GIVEN DATA>

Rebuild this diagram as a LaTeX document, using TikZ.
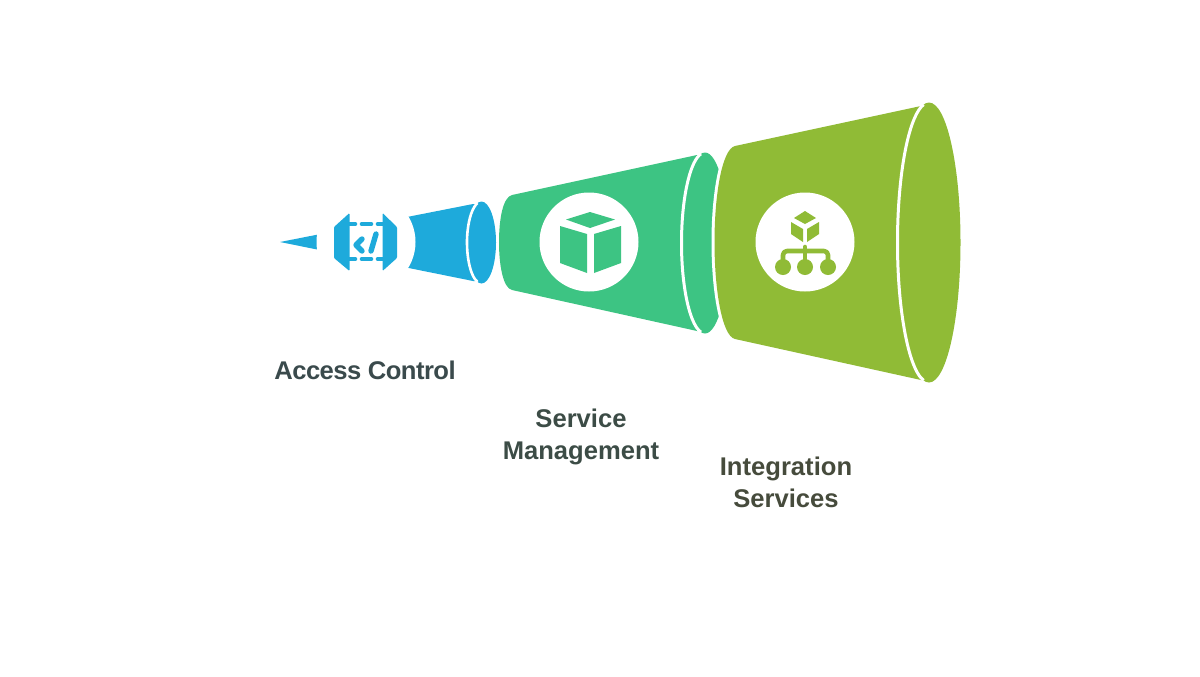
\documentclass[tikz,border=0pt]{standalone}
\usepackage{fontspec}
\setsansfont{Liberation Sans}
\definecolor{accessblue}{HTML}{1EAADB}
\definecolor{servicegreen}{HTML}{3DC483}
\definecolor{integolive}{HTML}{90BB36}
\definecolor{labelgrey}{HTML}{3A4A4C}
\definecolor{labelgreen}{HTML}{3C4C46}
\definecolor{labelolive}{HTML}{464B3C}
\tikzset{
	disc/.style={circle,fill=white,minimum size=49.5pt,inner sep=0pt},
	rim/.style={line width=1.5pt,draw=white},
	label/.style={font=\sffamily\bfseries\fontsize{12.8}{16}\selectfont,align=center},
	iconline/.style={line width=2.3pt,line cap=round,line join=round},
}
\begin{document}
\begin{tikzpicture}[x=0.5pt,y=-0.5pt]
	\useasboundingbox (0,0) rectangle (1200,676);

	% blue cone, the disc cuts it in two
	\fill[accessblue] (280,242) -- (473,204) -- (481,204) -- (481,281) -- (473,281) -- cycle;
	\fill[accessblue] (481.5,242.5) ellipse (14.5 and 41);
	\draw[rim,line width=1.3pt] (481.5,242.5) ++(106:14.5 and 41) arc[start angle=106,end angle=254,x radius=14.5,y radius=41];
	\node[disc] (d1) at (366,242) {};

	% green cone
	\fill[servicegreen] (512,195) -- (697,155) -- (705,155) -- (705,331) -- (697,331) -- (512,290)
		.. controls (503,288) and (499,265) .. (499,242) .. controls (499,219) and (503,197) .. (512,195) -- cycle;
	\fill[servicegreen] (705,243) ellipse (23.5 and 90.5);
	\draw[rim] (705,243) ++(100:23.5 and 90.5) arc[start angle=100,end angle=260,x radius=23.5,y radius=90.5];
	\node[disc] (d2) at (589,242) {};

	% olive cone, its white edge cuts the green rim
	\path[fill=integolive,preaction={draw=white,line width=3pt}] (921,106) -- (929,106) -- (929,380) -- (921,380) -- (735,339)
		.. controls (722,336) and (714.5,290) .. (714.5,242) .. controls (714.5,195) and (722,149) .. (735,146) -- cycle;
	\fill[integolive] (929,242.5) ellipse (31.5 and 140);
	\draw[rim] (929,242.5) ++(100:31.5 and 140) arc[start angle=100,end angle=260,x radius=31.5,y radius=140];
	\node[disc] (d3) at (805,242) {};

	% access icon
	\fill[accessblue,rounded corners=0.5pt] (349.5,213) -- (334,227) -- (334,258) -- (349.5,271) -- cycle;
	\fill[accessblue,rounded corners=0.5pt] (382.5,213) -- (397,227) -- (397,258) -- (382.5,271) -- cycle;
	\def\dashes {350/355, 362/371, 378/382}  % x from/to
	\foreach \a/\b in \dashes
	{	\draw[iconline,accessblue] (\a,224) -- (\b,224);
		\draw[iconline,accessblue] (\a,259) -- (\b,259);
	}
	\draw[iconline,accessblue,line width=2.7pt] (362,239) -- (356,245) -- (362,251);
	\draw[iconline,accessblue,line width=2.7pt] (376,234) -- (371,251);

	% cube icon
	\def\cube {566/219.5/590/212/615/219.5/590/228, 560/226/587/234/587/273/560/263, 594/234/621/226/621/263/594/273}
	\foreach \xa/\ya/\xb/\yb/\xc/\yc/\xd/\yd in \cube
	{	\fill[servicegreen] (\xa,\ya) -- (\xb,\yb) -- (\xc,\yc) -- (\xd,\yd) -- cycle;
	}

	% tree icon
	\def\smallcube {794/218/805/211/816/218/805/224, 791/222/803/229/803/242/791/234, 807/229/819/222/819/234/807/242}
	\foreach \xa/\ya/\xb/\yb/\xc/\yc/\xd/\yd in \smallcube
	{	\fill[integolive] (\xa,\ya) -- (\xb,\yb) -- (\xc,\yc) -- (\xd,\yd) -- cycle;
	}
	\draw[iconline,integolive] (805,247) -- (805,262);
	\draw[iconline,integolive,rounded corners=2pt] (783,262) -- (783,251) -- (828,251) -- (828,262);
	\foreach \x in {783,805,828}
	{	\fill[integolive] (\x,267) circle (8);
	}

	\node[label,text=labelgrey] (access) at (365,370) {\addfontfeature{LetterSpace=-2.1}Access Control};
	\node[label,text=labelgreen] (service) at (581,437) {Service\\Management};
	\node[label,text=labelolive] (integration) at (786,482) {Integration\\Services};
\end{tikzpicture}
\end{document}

GIVEN TASK>
Restate exactly, please, only the lines between the start of the data and the line containing "(0,0) rectangle (1200,676);", both ends included, skipping the pictures.

WRITTEN ANSWER>
Rebuild this diagram as a LaTeX document, using TikZ.
\documentclass[tikz,border=0pt]{standalone}
\usepackage{fontspec}
\setsansfont{Liberation Sans}
\definecolor{accessblue}{HTML}{1EAADB}
\definecolor{servicegreen}{HTML}{3DC483}
\definecolor{integolive}{HTML}{90BB36}
\definecolor{labelgrey}{HTML}{3A4A4C}
\definecolor{labelgreen}{HTML}{3C4C46}
\definecolor{labelolive}{HTML}{464B3C}
\tikzset{
	disc/.style={circle,fill=white,minimum size=49.5pt,inner sep=0pt},
	rim/.style={line width=1.5pt,draw=white},
	label/.style={font=\sffamily\bfseries\fontsize{12.8}{16}\selectfont,align=center},
	iconline/.style={line width=2.3pt,line cap=round,line join=round},
}
\begin{document}
\begin{tikzpicture}[x=0.5pt,y=-0.5pt]
	\useasboundingbox (0,0) rectangle (1200,676);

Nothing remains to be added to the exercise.